There is a clear jump (discontinuity) at $x=0$, where the graph ends at $y=1$ from the left and begins at $y=0$ from the right.] Explain
This is a question about understanding how graphs go up or down and where they turn around, especially when a graph is made of different pieces . The solving step is:

First, I looked at each part of the graph separately:

**Part 1: $y = -x^3 + 1$ (when x is less than or equal to 0)**
* This is a cubic graph, but it's flipped upside down and shifted up by 1.
* Let's check some points to see its shape:
* If $x = 0$, $y = -0^3 + 1 = 1$. So, it touches $(0,1)$.
* If $x = -1$, $y = -(-1)^3 + 1 = 1 + 1 = 2$. So, it's at $(-1,2)$.
* If $x = -2$, $y = -(-2)^3 + 1 = 8 + 1 = 9$. So, it's at $(-2,9)$.
* As $x$ goes from very negative towards 0, the $y$-values are getting smaller (from 9 to 2 to 1). This means the graph is going *down*. It's decreasing.
* At $x=0$, the graph briefly flattens out (like when a ball briefly stops at the top of its bounce) before continuing its downward trend. This point where it flattens is a "critical number."

**Part 2: $y = -x^2 + 2x$ (when x is greater than 0)**
* This is a parabola because of the $x^2$ term! Since there's a minus sign in front of $x^2$, it opens downwards like a frown.
* To find its highest point (called the vertex), I remember it's at $x = -b/(2a)$ for a quadratic $ax^2+bx+c$. Here, $a=-1$ and $b=2$. So, $x = -2/(2 \times -1) = -2/-2 = 1$.
* At $x = 1$, $y = -(1)^2 + 2(1) = -1 + 2 = 1$. So, the peak of this parabola is at $(1,1)$. This peak is where the graph turns around, so $x=1$ is another "critical number."
* Let's check points around $x=1$:
* If $x$ gets close to 0 (but is still positive), like $x = 0.1$, $y = -(0.1)^2 + 2(0.1) = -0.01 + 0.2 = 0.19$. This means the graph starts near $(0,0)$.
* If $x = 0.5$, $y = -(0.5)^2 + 2(0.5) = -0.25 + 1 = 0.75$. (It's going up from 0 to 0.75)
* If $x = 2$, $y = -(2)^2 + 2(2) = -4 + 4 = 0$. (It's gone down from $(1,1)$ to $(2,0)$)
* So, from $x=0$ to $x=1$, the graph goes *up*. From $x=1$ onwards, the graph goes *down*.

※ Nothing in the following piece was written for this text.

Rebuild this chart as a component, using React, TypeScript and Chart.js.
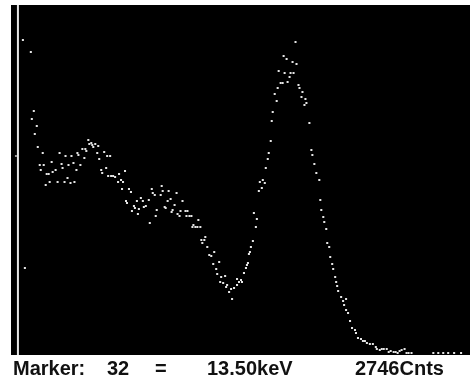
import React, { useEffect, useRef } from "react";
import { Chart, registerables } from "chart.js";

Chart.register(...registerables);

// Spectrum: channel index and counts
const channels: number[] = [
  12, 14, 20, 21, 23, 24, 26, 27, 29, 30, 32, 33, 35, 36, 38, 39, 41, 42, 45, 47,
  49, 51, 52, 54, 55, 57, 58, 60, 61, 63, 64, 66, 67, 68, 70, 72, 74, 75, 76, 78,
  79, 81, 82, 83, 85, 87, 88, 89, 91, 92, 94, 96, 97, 98, 100, 101, 103, 105, 108, 109,
  111, 112, 113, 115, 116, 117, 119, 121, 122, 124, 125, 127, 128, 129, 131, 133, 134, 136, 139, 140,
  142, 143, 145, 146, 147, 151, 152, 153, 155, 156, 158, 159, 161, 162, 163, 165, 167, 168, 170, 171,
  173, 176, 177, 178, 180, 182, 183, 184, 186, 188, 189, 191, 192, 193, 195, 196, 198, 200, 202, 204,
  205, 207, 208, 210, 211, 212, 214, 216, 217, 218, 220, 222, 223, 225, 228, 228, 230, 232, 233, 235,
  237, 238, 239, 240, 241, 242, 244, 245, 247, 248, 250, 251, 253, 254, 256, 257, 259, 260, 262, 263,
  264, 266, 268, 269, 270, 272, 274, 275, 276, 278, 279, 281, 282, 284, 285, 287, 288, 290, 291, 293,
  294, 296, 297, 298, 301, 303, 304, 306, 308, 311, 312, 313, 315, 316, 318, 319, 321, 322, 324, 325,
  327, 328, 329, 330, 333, 335, 336, 338, 338, 340, 342, 344, 347, 348, 350, 353, 355, 357, 359, 362,
  365, 368, 369, 372, 374, 376, 379, 381, 383, 386, 388, 390, 392, 394, 397, 399, 401, 404, 426, 431,
  436, 441, 447, 454,
];

const counts: number[] = [
  3150, 870, 3030, 2360, 2440, 2210, 2290, 2080, 1900, 1850, 2020, 1900, 1700, 1810, 1810, 1730, 1930, 1830, 1850, 1730,
  2020, 1910, 1870, 1730, 1990, 1770, 1900, 1720, 1990, 1920, 1730, 1850, 2020, 2000, 1900, 2060, 1970, 2060, 2040, 2150,
  2110, 2120, 2100, 2080, 2110, 2020, 2090, 1960, 1850, 1820, 2030, 1870, 1990, 1790, 1990, 1790, 1790, 1780, 1730, 1810,
  1750, 1660, 1730, 1840, 1540, 1520, 1660, 1630, 1440, 1490, 1470, 1540, 1410, 1460, 1570, 1540, 1480, 1490, 1550, 1320,
  1660, 1620, 1600, 1390, 1450, 1600, 1690, 1640, 1480, 1470, 1540, 1640, 1560, 1430, 1450, 1500, 1620, 1410, 1390, 1440,
  1540, 1440, 1390, 1440, 1390, 1390, 1280, 1300, 1280, 1280, 1350, 1280, 1150, 1120, 1150, 1180, 1080, 1000, 990, 910,
  1030, 860, 810, 930, 730, 780, 720, 790, 680, 700, 630, 660, 560, 670, 700, 760, 730, 750, 730, 820,
  870, 900, 920, 1010, 1030, 1080, 1140, 1420, 1280, 1360, 1640, 1730, 1670, 1750, 1720, 1870, 1960, 2020, 2140, 2340,
  2430, 2610, 2540, 2670, 2840, 2720, 2720, 2990, 2820, 2960, 2730, 2780, 2820, 2930, 2820, 3130, 2910, 2700, 2670, 2580,
  2630, 2500, 2560, 2520, 2320, 2050, 2000, 1910, 1820, 1750, 1550, 1450, 1380, 1330, 1260, 1120, 1080, 980, 910, 860,
  780, 730, 690, 640, 580, 540, 500, 560, 450, 420, 340, 270, 250, 220, 170, 160, 140, 140, 120, 110,
  110, 80, 60, 50, 60, 60, 60, 30, 40, 30, 30, 20, 40, 50, 60, 20, 20, 20, 20, 20,
  20, 20, 20, 20,
];

const channelRange: number[] = [0, 463];
const countRange: number[] = [0, 3500];
const axisLineChannel = 7;
const tickCount = 1990;

const markerLabel = "Marker:";
const markerChannel = "32";
const markerEq = "=";
const markerEnergy = "13.50keV";
const markerCounts = "2746Cnts";

const screenPlugin = {
  id: "screen",
  beforeDraw(chart: any) {
    const { ctx, chartArea } = chart;
    ctx.save();
    ctx.fillStyle = "#000";
    ctx.fillRect(chartArea.left, chartArea.top, chartArea.right - chartArea.left, chartArea.bottom - chartArea.top);
    const xs = chart.scales.x;
    const ys = chart.scales.y;
    const lx = xs.getPixelForValue(axisLineChannel);
    ctx.strokeStyle = "#e6e6e6";
    ctx.lineWidth = 2;
    ctx.beginPath();
    ctx.moveTo(lx, chartArea.top);
    ctx.lineTo(lx, chartArea.bottom);
    ctx.stroke();
    ctx.fillStyle = "#9a9a9a";
    const ty = ys.getPixelForValue(tickCount);
    ctx.fillRect(lx - 3, ty - 1, 2, 2);
    ctx.restore();
  },
};

export default function App() {
  const ref = useRef<HTMLCanvasElement>(null);
  useEffect(() => {
    if (!ref.current) return;
    const data = channels.map((c, i) => ({ x: c, y: counts[i] }));
    const chart = new Chart(ref.current, {
      type: "scatter",
      data: {
        datasets: [
          {
            data,
            pointRadius: 1.45,
            pointStyle: "rect",
            backgroundColor: "#e4e4e4",
            borderWidth: 0,
          },
        ],
      },
      options: {
        animation: false,
        responsive: false,
        devicePixelRatio: 1,
        layout: { padding: { left: 11, top: 5, right: 0, bottom: 26 } },
        plugins: { legend: { display: false }, tooltip: { enabled: false } },
        scales: {
          x: { type: "linear", display: false, min: channelRange[0], max: channelRange[1] },
          y: { type: "linear", display: false, min: countRange[0], max: countRange[1] },
        },
      },
      plugins: [screenPlugin],
    });
    return () => chart.destroy();
  }, []);

  const textStyle: React.CSSProperties = {
    position: "absolute",
    top: 358,
    font: "bold 20px 'Liberation Sans', Arial, sans-serif",
    lineHeight: "20px",
    color: "#111",
    whiteSpace: "nowrap",
  };

  return (
    <div style={{ position: "fixed", left: 0, top: 0, width: 474, height: 381, background: "#fff", overflow: "hidden" }}>
      <canvas ref={ref} width={474} height={381} style={{ position: "absolute", left: 0, top: 0 }} />
      <span style={{ ...textStyle, left: 13 }}>{markerLabel}</span>
      <span style={{ ...textStyle, left: 107 }}>{markerChannel}</span>
      <span style={{ ...textStyle, left: 155 }}>{markerEq}</span>
      <span style={{ ...textStyle, left: 207 }}>{markerEnergy}</span>
      <span style={{ ...textStyle, left: 355 }}>{markerCounts}</span>
    </div>
  );
}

**Checking the "Switch Point": x = 0**
* What happens right at $x=0$?
* From Part 1 ($x \le 0$), at $x=0$, the $y$-value is 1. (This is a solid point on the graph).
* From Part 2 ($x > 0$), if $x$ was *exactly* 0, the $y$-value would be 0. (This is an open circle on the graph, meaning it starts *just after* 0 at this level).
* Since the graph ends at $y=1$ on the left and starts at $y=0$ on the right, there's a big *jump* at $x=0$! This means the graph isn't connected smoothly there, and because it's not smooth, $x=0$ is a critical number too.

**Putting it all together for Critical Numbers and Intervals:**
* **Critical Numbers:** We found places where the graph flattens (like $x=0$ for the cubic) or turns around (like $x=1$ for the parabola), or where it jumps (like $x=0$ because it's a piecewise function). So, our critical numbers are $x=0$ and $x=1$.

* **Increasing/Decreasing:**
* **Before $x=0$ (from negative infinity up to 0):** We saw the first part of the graph ($y = -x^3 + 1$) was always going *down*. So, it's decreasing on the interval $(-\infty, 0)$.
* **Between $x=0$ and $x=1$ (for $x > 0$ and $x < 1$):** We looked at the parabola part ($y = -x^2 + 2x$). It started at $(0,0)$ (open circle) and went *up* to $(1,1)$. So, it's increasing on the interval $(0, 1)$.
* **After $x=1$ (from 1 to positive infinity):** The parabola part ($y = -x^2 + 2x$) goes *down* from its peak at $(1,1)$. So, it's decreasing on the interval $(1, \infty)$.